━━━━━ Collected data

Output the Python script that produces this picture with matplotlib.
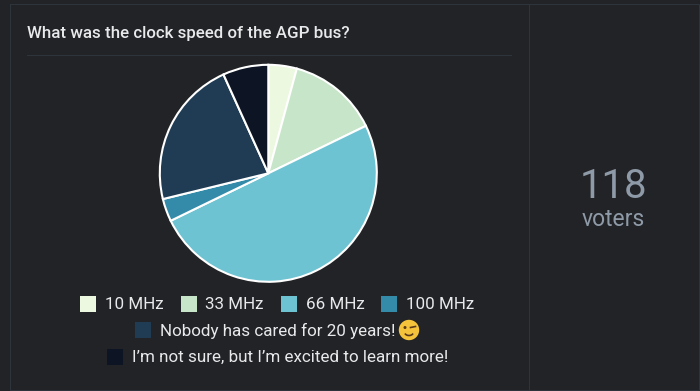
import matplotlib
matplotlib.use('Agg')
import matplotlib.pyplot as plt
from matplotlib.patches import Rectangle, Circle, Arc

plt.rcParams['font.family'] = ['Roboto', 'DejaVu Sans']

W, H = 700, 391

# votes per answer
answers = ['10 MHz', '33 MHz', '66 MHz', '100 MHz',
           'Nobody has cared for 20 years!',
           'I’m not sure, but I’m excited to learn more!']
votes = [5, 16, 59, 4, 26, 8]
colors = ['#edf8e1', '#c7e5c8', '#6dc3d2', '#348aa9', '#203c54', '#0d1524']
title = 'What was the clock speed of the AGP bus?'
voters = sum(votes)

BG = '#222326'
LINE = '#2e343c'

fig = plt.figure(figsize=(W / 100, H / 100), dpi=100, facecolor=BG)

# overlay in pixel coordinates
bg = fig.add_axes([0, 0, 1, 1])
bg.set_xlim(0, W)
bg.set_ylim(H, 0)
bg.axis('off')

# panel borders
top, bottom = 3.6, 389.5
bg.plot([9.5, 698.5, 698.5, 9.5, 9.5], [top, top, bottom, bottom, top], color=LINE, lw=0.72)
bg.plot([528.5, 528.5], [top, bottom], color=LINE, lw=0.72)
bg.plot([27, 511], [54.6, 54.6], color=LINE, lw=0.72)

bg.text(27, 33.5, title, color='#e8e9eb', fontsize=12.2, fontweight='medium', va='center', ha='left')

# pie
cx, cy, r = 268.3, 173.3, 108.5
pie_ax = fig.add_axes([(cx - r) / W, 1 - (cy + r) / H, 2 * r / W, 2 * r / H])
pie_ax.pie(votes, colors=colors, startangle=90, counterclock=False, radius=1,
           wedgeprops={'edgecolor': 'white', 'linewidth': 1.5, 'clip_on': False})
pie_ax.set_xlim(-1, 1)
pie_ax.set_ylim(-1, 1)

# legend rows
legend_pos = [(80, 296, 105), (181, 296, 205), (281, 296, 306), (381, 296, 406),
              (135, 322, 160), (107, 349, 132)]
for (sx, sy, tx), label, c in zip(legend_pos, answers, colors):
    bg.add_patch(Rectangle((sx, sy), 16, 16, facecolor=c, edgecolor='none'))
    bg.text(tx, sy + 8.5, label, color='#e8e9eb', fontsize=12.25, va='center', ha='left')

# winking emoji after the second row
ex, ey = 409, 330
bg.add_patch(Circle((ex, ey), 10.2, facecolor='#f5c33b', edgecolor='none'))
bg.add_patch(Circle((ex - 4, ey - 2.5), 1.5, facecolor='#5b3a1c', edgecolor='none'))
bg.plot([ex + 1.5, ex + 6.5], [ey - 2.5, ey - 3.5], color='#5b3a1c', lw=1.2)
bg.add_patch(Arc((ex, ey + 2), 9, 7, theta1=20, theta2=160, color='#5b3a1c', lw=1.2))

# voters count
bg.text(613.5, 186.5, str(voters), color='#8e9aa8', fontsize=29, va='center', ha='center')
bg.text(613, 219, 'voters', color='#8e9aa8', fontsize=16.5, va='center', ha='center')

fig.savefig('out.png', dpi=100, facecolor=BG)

━━━━━━━━━━

▸ Your task
Your task is to restate word for word the lines from the top of the data to the line containing "W, H = 700, 391", both ends included, with every picture left out.

▸ The output
Output the Python script that produces this picture with matplotlib.
import matplotlib
matplotlib.use('Agg')
import matplotlib.pyplot as plt
from matplotlib.patches import Rectangle, Circle, Arc

plt.rcParams['font.family'] = ['Roboto', 'DejaVu Sans']

W, H = 700, 391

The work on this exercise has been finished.